The doctrine of collateral estoppel bars the re-litigation in a subsequent action of a fact or issue adjudicated in a prior lawsuit. Shell Oil Co. v. Meyer, 705 N.E.2d 962, 968 (Ind. 1998). The former adjudication will be conclusive in the subsequent action even if the two actions are on different claims. Sullivan v. American Cas. Co., 605 N.E.2d 134, 137 (Ind. 1992). When determining whether a party is collaterally estopped from litigating an issue, a court must consider whether the party against whom the judgment is asserted had a full and fair opportunity to litigate the issue, and whether it would be otherwise unfair under the circumstances to permit estoppel. Id. at 138.
Davis pursued his excessive force claims in the United States District Court. The federal court entered summary judgment against Davis on these claims, a final judgment from which Davis apparently took no appeal. Davis conceded in the trial court that his excessive force claims were rejected by the federal court, and he presents no argument upon appeal that he did not have a full and fair opportunity to litigate his excessive force claim in the prior action, or that application of collateral estoppel would be otherwise unfair. Thus, the federal court’s judgment dismissing Davis’s excessive force claims must be given preclusive effect here, and to the extent Davis argues that the City is not entitled to law enforcement immunity because its use of Chester amounted to an illegal use of excessive force, that argument would fail.
In sum, because Davis’s damages resulted from officer Stoops’s deployment of Chester, which constituted the enforcement of law in the scope of his employment, the City is immune from liability pursuant to the ITCA.
Reversed.
FRIEDLANDER, J., and MATTINGLY, J., concur.
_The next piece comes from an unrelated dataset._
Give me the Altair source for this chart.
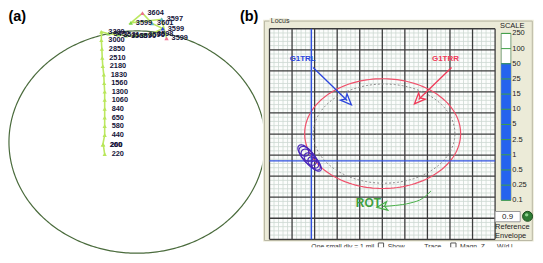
import altair as alt
import numpy as np
import pandas as pd

# ================= panel (a): polar plot, unit-circle coordinates =================
run_labels = ["220", "200", "260", "440", "580", "650", "840", "1060", "1300",
              "1560", "1830", "2180", "2510", "2850", "3000", "3380"]
run_x = [-0.253, -0.264, -0.268, -0.253, -0.253, -0.253, -0.253, -0.253, -0.253,
         -0.257, -0.260, -0.268, -0.272, -0.275, -0.279, -0.279]
run_y = [-0.109, -0.024, -0.024, 0.063, 0.144, 0.220, 0.299, 0.380, 0.453,
         0.529, 0.607, 0.683, 0.758, 0.838, 0.916, 0.992]

top_labels = ["3452", "3531", "3568", "3590", "3596", "3598", "3599", "3601",
              "3604", "3599", "3597", "3599"]
top_x = [-0.223, -0.147, -0.087, -0.019, 0.049, 0.117, 0.200, 0.117, 0.042, -0.049, 0.192, 0.230]
top_y = [0.975, 0.966, 0.958, 0.958, 0.966, 0.975, 1.021, 1.067, 1.160, 1.072, 1.105, 0.933]
top_series = ["steady"] * 6 + ["probe B", "probe C", "probe D", "probe A", "probe C", "probe D"]

series_domain = ["run-up", "steady", "probe A", "probe B", "probe C", "probe D"]
series_colors = ["#b8e65a", "#8fd45a", "#7ed648", "#2a46e0", "#5ab8c8", "#f07090"]

# ================= panel (b): locus screen, grid-division coordinates =================
cross_x = 1.856
cross_y = 3.724
red_env = (5.015, 5.02, 3.457, 2.607)
ref_env = (5.08, 5.02, 3.14, 2.356)
scrib_cx = [1.50, 1.62, 1.74, 1.86, 1.98, 2.08]
scrib_cy = [4.22, 4.06, 3.90, 3.74, 3.60, 3.48]
scrib_a = [0.30, 0.40, 0.44, 0.42, 0.36, 0.28]
scrib_b = [0.20, 0.25, 0.26, 0.24, 0.21, 0.17]
probe_names = ["G1TRL", "G1TRR"]
probe_lx = [1.47, 7.80]
probe_ly = [8.55, 8.55]
arrow_x1 = [1.93, 8.07]
arrow_y1 = [8.16, 8.16]
arrow_x2 = [3.44, 6.61]
arrow_y2 = [6.596, 6.64]
rot_x = [7.158, 6.785, 6.228, 5.585, 5.015]
rot_y = [2.298, 1.942, 1.720, 1.609, 1.556]
rot_label = ("ROT", 4.385, 1.707)
scale_labels = ["250", "100", "50", "25", "15", "10", "5", "2.5", "1", "0.5", "0.25", "0.1"]
scale_top, scale_bottom, scale_fill_top = 9.778, 1.853, 8.373
scale_left, scale_right = 10.27, 10.70
ref_value = "0.9"
bottom_texts = ["One small div = 1 mil", "Show", "Trace", "Magn", "Z", "W/d.l"]
bottom_tx = [1.856, 5.24, 6.86, 8.45, 9.36, 10.09]
check_x = [4.94, 8.15]

FONT = "Liberation Sans"

# ---------------- panel (a) ----------------
XA = alt.X("x:Q", scale=alt.Scale(domain=[-1.0075, 0.977], nice=False, zero=False), axis=None)
YA = alt.Y("y:Q", scale=alt.Scale(domain=[-1.0118, 1.202], nice=False, zero=False), axis=None)

th = np.linspace(0, 2 * np.pi, 361)
circle = pd.DataFrame({"x": np.cos(th), "y": np.sin(th), "o": np.arange(len(th))})

run = pd.DataFrame({"x": run_x, "y": run_y, "t": run_labels, "s": "run-up"})
top = pd.DataFrame({"x": top_x, "y": top_y, "t": top_labels, "s": top_series})
path = pd.concat([run, top], ignore_index=True)
path["o"] = np.arange(len(path))

color_enc = alt.Color("s:N", scale=alt.Scale(domain=series_domain, range=series_colors), legend=None)

a_circle = alt.Chart(circle).mark_line(clip=True, color="#4a6b3c", strokeWidth=1.2).encode(
    x=XA, y=YA, order="o:Q")
a_path = alt.Chart(path).mark_line(color="#bce860", strokeWidth=1.6).encode(x=XA, y=YA, order="o:Q")
a_pts = alt.Chart(path).mark_point(shape="triangle-up", filled=True, size=18, opacity=1).encode(
    x=XA, y=YA, color=color_enc)
a_run_txt = alt.Chart(run).mark_text(align="left", baseline="middle", dx=7, fontSize=7.4,
                                     fontWeight="bold", font=FONT, color="#14143a").encode(
    x=XA, y=YA, text="t:N")
a_top_txt = alt.Chart(top).mark_text(align="left", baseline="middle", dx=5, fontSize=7.4,
                                     fontWeight="bold", font=FONT, color="#14143a").encode(
    x=XA, y=YA, text="t:N")
tags = pd.DataFrame({"x": [-1.004, 0.875], "y": [1.122, 1.122], "t": ["(a)", "(b)"]})
a_tag1 = alt.Chart(tags.iloc[[0]]).mark_text(align="left", baseline="middle", fontSize=14.5,
                                            fontWeight="bold", font=FONT, color="black").encode(
    x=XA, y=YA, text="t:N")
a_tag2 = alt.Chart(tags.iloc[[1]]).mark_text(align="center", baseline="middle", fontSize=14.5,
                                            fontWeight="bold", font=FONT, color="black").encode(
    x=XA, y=YA, text="t:N")

panel_a = alt.layer(a_circle, a_path, a_pts, a_run_txt, a_top_txt, a_tag1, a_tag2).properties(
    width=255.25, height=247)

# ---------------- panel (b) ----------------
XB = alt.X("x:Q", scale=alt.Scale(domain=[-0.287, 11.714], nice=False, zero=False), axis=None)
YB = alt.Y("y:Q", scale=alt.Scale(domain=[-0.724, 10.964], nice=False, zero=False), axis=None)


def rect(df, **kw):
    return alt.Chart(df).mark_rect(**kw).encode(x=XB, x2="x2:Q", y=YB, y2="y2:Q")


def rules(df, **kw):
    return alt.Chart(df).mark_rule(**kw).encode(x=XB, x2="x2:Q", y=YB, y2="y2:Q")


def ellipse(cx, cy, rx, ry, rot=0.0, n=160, key=0):
    t = np.linspace(0, 2 * np.pi, n)
    c, s = np.cos(np.radians(rot)), np.sin(np.radians(rot))
    ex, ey = rx * np.cos(t), ry * np.sin(t)
    return pd.DataFrame({"x": cx + ex * c - ey * s, "y": cy + ex * s + ey * c,
                         "o": np.arange(n), "k": key})


bg = rect(pd.DataFrame({"x": [-0.287], "x2": [11.714], "y": [-0.102], "y2": [10.431]}),
          color="#ecebd8")
gbox = rect(pd.DataFrame({"x": [-0.223], "x2": [11.65], "y": [-0.06], "y2": [10.364]}),
            fill="#ecebd8", stroke="#b9b7a3", strokeWidth=1)
locus_bg = rect(pd.DataFrame({"x": [0.0], "x2": [0.8], "y": [10.2], "y2": [10.5]}), color="#ecebd8")
locus = alt.Chart(pd.DataFrame({"x": [0.06], "y": [10.364], "t": ["Locus"]})).mark_text(
    align="left", baseline="middle", fontSize=7, font=FONT, color="#303030").encode(
    x=XB, y=YB, text="t:N")
gwhite = rect(pd.DataFrame({"x": [0], "x2": [10], "y": [0], "y2": [10]}), color="#fcfdfc")

minor = [v for v in np.round(np.arange(0, 10.001, 0.2), 3) if abs(v - round(v)) > 1e-6]
minor_df = pd.concat([
    pd.DataFrame({"x": minor, "x2": minor, "y": 0.0, "y2": 10.0}),
    pd.DataFrame({"x": 0.0, "x2": 10.0, "y": minor, "y2": minor})], ignore_index=True)
major = list(range(0, 11))
major_df = pd.concat([
    pd.DataFrame({"x": major, "x2": major, "y": 0.0, "y2": 10.0}),
    pd.DataFrame({"x": 0.0, "x2": 10.0, "y": major, "y2": major})], ignore_index=True)
g_minor = rules(minor_df, color="#cdd8d2", strokeWidth=0.8)
g_major = rules(major_df, color="#3c3c3c", strokeWidth=1.3)

env_ref = alt.Chart(ellipse(*ref_env)).mark_line(color="#8a8a8a", strokeWidth=1,
                                                 strokeDash=[2, 2]).encode(x=XB, y=YB, order="o:Q")
env_red = alt.Chart(ellipse(*red_env)).mark_line(color="#f0506a", strokeWidth=1.2).encode(
    x=XB, y=YB, order="o:Q")
cross = rules(pd.DataFrame({"x": [cross_x, 0.0], "x2": [cross_x, 10.0],
                            "y": [0.0, cross_y], "y2": [10.0, cross_y]}),
              color="#3050e0", strokeWidth=1.4)

scrib = pd.concat([ellipse(cx, cy, a, b, rot=-52, n=60, key=i)
                   for i, (cx, cy, a, b) in enumerate(zip(scrib_cx, scrib_cy, scrib_a, scrib_b))],
                  ignore_index=True)
b_scrib = alt.Chart(scrib).mark_line(color="#4a26b8", strokeWidth=1.2).encode(
    x=XB, y=YB, order="o:Q", detail="k:N")

arr_cols = ["#2a44dc", "#f03a58"]
arr_angles = [45.7, 133.7]
arrow_layers = []
HEAD = "M1,0L-0.8,-0.75L-0.35,0L-0.8,0.75Z"
for i in range(2):
    d = pd.DataFrame({"x": [arrow_x1[i]], "x2": [arrow_x2[i]], "y": [arrow_y1[i]], "y2": [arrow_y2[i]]})
    arrow_layers.append(rules(d, color=arr_cols[i], strokeWidth=1.3))
    arrow_layers.append(alt.Chart(pd.DataFrame({"x": [arrow_x2[i]], "y": [arrow_y2[i]]})).mark_point(
        shape=HEAD, size=150, filled=False, color=arr_cols[i], strokeWidth=1.3, angle=arr_angles[i],
        opacity=1).encode(x=XB, y=YB))
    arrow_layers.append(alt.Chart(pd.DataFrame({"x": [probe_lx[i]], "y": [probe_ly[i]],
                                                "t": [probe_names[i]]})).mark_text(
        align="center", baseline="middle", fontSize=8, fontWeight="bold", font=FONT,
        color=arr_cols[i]).encode(x=XB, y=YB, text="t:N"))

rot_df = pd.DataFrame({"x": rot_x, "y": rot_y, "o": np.arange(len(rot_x))})
b_rot_line = alt.Chart(rot_df).mark_line(color="#48b048", strokeWidth=1, interpolate="monotone").encode(
    x=XB, y=YB, order="o:Q")
b_rot_head = alt.Chart(rot_df.iloc[[-1]]).mark_point(
    shape=HEAD, size=130, filled=False, color="#48b048", strokeWidth=1.2, angle=172, opacity=1).encode(
    x=XB, y=YB)
b_rot_txt = alt.Chart(pd.DataFrame({"x": [rot_label[1]], "y": [rot_label[2]], "t": [rot_label[0]]})).mark_text(
    align="center", baseline="middle", fontSize=12, fontWeight="bold", font=FONT, color="#3fa03f").encode(
    x=XB, y=YB, text="t:N")

# scale bar
lv = np.linspace(scale_top, scale_bottom, len(scale_labels))
sc_box = rect(pd.DataFrame({"x": [scale_left], "x2": [scale_right], "y": [scale_bottom], "y2": [scale_top]}),
              fill="white", stroke="#7aa07a", strokeWidth=1)
sc_fill = rect(pd.DataFrame({"x": [scale_left], "x2": [scale_right], "y": [scale_bottom], "y2": [scale_fill_top]}),
               color="#2563ee")
sc_ticks = rules(pd.DataFrame({"x": scale_left, "x2": scale_right, "y": lv, "y2": lv}),
                 color="#3ea046", strokeWidth=1)
sc_txt = alt.Chart(pd.DataFrame({"x": scale_right + 0.06, "y": lv, "t": scale_labels})).mark_text(
    align="left", baseline="middle", fontSize=7.5, font=FONT, color="#222222").encode(x=XB, y=YB, text="t:N")
sc_title = alt.Chart(pd.DataFrame({"x": [10.76], "y": [10.15], "t": ["SCALE"]})).mark_text(
    align="center", baseline="middle", fontSize=7.5, font=FONT, color="#222222").encode(x=XB, y=YB, text="t:N")

val_box = rect(pd.DataFrame({"x": [10.0], "x2": [11.114], "y": [0.831], "y2": [1.32]}),
               fill="white", stroke="#9a9a9a", strokeWidth=1)
val_txt = alt.Chart(pd.DataFrame({"x": [10.557], "y": [1.076], "t": [ref_value]})).mark_text(
    align="center", baseline="middle", fontSize=8, font=FONT, color="#222222").encode(x=XB, y=YB, text="t:N")
knob = alt.Chart(pd.DataFrame({"x": [11.44], "y": [1.09]})).mark_point(
    shape="circle", size=100, filled=True, color="#2e7d34", stroke="#1c4a1c", strokeWidth=1,
    opacity=1).encode(x=XB, y=YB)
knob_hi = alt.Chart(pd.DataFrame({"x": [11.40], "y": [1.16]})).mark_point(
    shape="circle", size=12, filled=True, color="#8fd48f", opacity=1).encode(x=XB, y=YB)
env_txt = alt.Chart(pd.DataFrame({"x": [10.0, 10.0], "y": [0.564, 0.164],
                                  "t": ["Reference", "Envelope"]})).mark_text(
    align="left", baseline="middle", fontSize=7.5, font=FONT, color="#222222").encode(x=XB, y=YB, text="t:N")

bot_txt = alt.Chart(pd.DataFrame({"x": bottom_tx, "y": -0.44, "t": bottom_texts})).mark_text(
    align="left", baseline="alphabetic", fontSize=6.8, font=FONT, color="#333333").encode(
    x=XB, y=YB, text="t:N")
bot_chk = alt.Chart(pd.DataFrame({"x": check_x, "y": -0.30})).mark_point(
    shape="square", size=28, filled=False, color="#555555", strokeWidth=1, opacity=1).encode(x=XB, y=YB)
cover = rect(pd.DataFrame({"x": [-0.287], "x2": [11.714], "y": [-0.724], "y2": [-0.38]}), color="white")

panel_b = alt.layer(
    bg, gbox, locus_bg, locus, gwhite, g_minor, g_major, env_ref, env_red, cross, b_scrib,
    *arrow_layers, b_rot_line, b_rot_head, b_rot_txt,
    sc_box, sc_fill, sc_ticks, sc_txt, sc_title,
    val_box, val_txt, knob, knob_hi, env_txt, bot_txt, bot_chk, cover
).properties(width=271.75, height=247)

chart = alt.hconcat(panel_a, panel_b, spacing=0).properties(
    padding=0, background="white"
).configure_view(stroke=None)

chart.save("out.html", embed_options={"renderer": "svg", "actions": False})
Footnote: The City also challenges the qualification and testimony of one of Davis’s experts, claims that Davis was contributorily negligent, and argues that the trial court lacked subject matter jurisdiction over this case by virtue of the exclusivity provision of the Worker’s Compensation Act. Because of our resolution of the governmental immunity issue, it is not necessary to address these claims.
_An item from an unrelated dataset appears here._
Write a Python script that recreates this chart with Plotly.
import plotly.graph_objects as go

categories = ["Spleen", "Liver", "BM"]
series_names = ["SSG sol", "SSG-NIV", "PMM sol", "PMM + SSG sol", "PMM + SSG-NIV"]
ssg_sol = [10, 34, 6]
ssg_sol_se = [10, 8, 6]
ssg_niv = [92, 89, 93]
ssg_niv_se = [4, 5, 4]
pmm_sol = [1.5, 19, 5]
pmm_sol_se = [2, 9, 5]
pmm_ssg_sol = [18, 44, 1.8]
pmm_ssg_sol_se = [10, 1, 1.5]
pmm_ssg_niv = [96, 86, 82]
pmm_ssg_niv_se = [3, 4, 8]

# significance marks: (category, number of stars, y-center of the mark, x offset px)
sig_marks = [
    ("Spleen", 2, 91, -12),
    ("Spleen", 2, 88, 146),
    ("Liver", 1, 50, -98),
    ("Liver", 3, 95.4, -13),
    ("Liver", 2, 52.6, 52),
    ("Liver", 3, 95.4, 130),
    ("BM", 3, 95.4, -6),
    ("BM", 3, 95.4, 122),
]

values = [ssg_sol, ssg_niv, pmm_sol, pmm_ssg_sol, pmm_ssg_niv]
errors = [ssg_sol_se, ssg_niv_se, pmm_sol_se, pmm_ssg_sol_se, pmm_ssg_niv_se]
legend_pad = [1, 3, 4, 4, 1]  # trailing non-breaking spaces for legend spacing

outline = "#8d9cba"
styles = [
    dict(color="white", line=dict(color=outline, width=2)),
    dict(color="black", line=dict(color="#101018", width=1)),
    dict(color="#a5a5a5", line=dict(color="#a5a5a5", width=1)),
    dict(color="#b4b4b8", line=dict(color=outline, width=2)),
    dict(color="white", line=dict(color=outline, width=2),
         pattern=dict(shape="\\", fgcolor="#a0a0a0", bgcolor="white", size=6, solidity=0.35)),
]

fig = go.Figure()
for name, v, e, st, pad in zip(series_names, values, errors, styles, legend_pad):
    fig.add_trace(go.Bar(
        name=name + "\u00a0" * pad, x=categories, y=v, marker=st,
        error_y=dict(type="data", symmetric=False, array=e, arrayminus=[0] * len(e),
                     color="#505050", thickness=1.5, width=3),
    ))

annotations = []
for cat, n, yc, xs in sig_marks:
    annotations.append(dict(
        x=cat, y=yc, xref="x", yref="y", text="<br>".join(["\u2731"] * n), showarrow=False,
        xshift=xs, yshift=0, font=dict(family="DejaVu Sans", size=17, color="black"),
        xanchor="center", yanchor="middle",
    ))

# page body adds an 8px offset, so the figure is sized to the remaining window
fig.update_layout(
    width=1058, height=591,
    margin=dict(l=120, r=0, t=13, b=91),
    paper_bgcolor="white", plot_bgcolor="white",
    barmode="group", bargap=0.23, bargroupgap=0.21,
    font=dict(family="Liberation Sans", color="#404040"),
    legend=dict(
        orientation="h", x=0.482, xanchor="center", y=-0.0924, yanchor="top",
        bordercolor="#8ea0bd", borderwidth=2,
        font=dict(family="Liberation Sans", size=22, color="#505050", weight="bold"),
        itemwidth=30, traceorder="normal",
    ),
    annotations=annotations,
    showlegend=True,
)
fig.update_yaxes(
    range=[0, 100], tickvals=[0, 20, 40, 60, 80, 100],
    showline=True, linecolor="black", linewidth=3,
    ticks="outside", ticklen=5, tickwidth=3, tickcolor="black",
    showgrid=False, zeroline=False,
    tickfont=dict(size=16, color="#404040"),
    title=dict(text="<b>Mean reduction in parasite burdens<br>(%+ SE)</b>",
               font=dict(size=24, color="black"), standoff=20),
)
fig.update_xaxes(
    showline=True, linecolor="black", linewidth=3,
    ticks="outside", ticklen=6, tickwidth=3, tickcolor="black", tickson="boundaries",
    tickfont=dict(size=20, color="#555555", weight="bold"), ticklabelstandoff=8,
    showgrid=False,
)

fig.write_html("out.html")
Footnote: The supreme court quickly reined in Quackenbush’s definition of law enforcement in Mullin v. Municipal City of South Bend, 639 N.E.2d 278, 283 (Ind. 1994), in which the court explained that Quackenbush actually meant “that the scope of ‘enforcement’ is limited to those activities in which a government entity or its employees compel or attempt to compel the obedience of another to laws, rules or regulations, or sanction or attempt to sanction a violation thereof.”

Footnote: We would conclude that officer Stoops was acting within the scope of his employment, if called upon to determine the issue. The supreme court recently explained the meaning of “scope of employment” in the context of governmental immunity in the case of Celebration Fireworks, Inc. v. Smith, 727 N.E.2d 450 (Ind. 2000). The court explained that “‘conduct . . . of the same general nature as that authorized, or incidental to the conduct authorized,’” is within the employee’s scope of employment. Id. at 453 (quoting Restatement (Second) Agency § 229 (1958)). An act is incidental to authorized conduct when it “‘is subordinate to or pertinent to an act which the servant is employed to perform,’” id. (quoting Restatement (Second) Agency § 229 cmt. b (1958)), or when it is done “‘to an appreciable extent to further his employer’s business.’” Id. (quoting Kemezy v. Peters, 622 N.E.2d 1296, 1298 (Ind. 1993). In this case, there is no question that Officer Stoops’s use of his police canine Chester to find and apprehend a fleeing suspect was intended to further the police activities of his employer, the City. This was precisely the conduct that Officer Stoops was employed to perform, and was accordingly in the scope of his employment.

Footnote: In Kemezy, the supreme court applied the test from Quackenbush, which had been issued the same day, and determined that the ITCA did not immunize a police officer’s use of excessive force, reasoning that “law enforcement officers owe a private duty to refrain from using excessive force in the course of making arrests.” Id. at 1297. However, as noted above, the supreme court in Benton explicitly disavowed the Quackenbush public duty / private duty test, upon which the holding of Kemezy is based. Thus, the excessive force exception to ITCA immunity announced in Kemezy cannot be regarded as good law to the extent that it is based on the Quackenbush test. The Act itself does not provide an explicit immunity exemption for excessive force or other illegal acts. The only exceptions specifically recognized are false arrest and false imprisonment. The interpretation of the ITCA to include a free standing illegality or excessive force exception, without any explicit support in the Act itself, would appear to run afoul of the supreme court’s admonition in Benton that “it is the legislature, and not the courts, that is in the best position to determine the nature and extent to which governmental units in Indiana should be insulated from tort liability.” Id. at 232. But see O’Bannon v. City of Anderson, 733 N.E.2d 1, 1-2 (Ind. Ct. App. 2000) (concluding that actions of City of Anderson police officers in effecting the arrest of an armed felon who had attempted to kill a police officer did not amount to excessive force, and that the officers were entitled to law enforcement immunity under the ITCA). We also note that a police officer’s use of excessive force or performance of his duties in an otherwise illegal manner would not appear to take those activities outside the scope of his employment, see Weatherford, 714 N.E.2d at 186 (noting that willful and wanton behavior, and even intentional criminal conduct, may fall within the scope of employment), or beyond the realm of law enforcement. See Minks, 709 N.E.2d at 382-383 (immunizing apparently unlawful actions by police officers who instructed an intoxicated and unlicensed teenager to drive a vehicle rather than go through the effort of preparing arrest paperwork).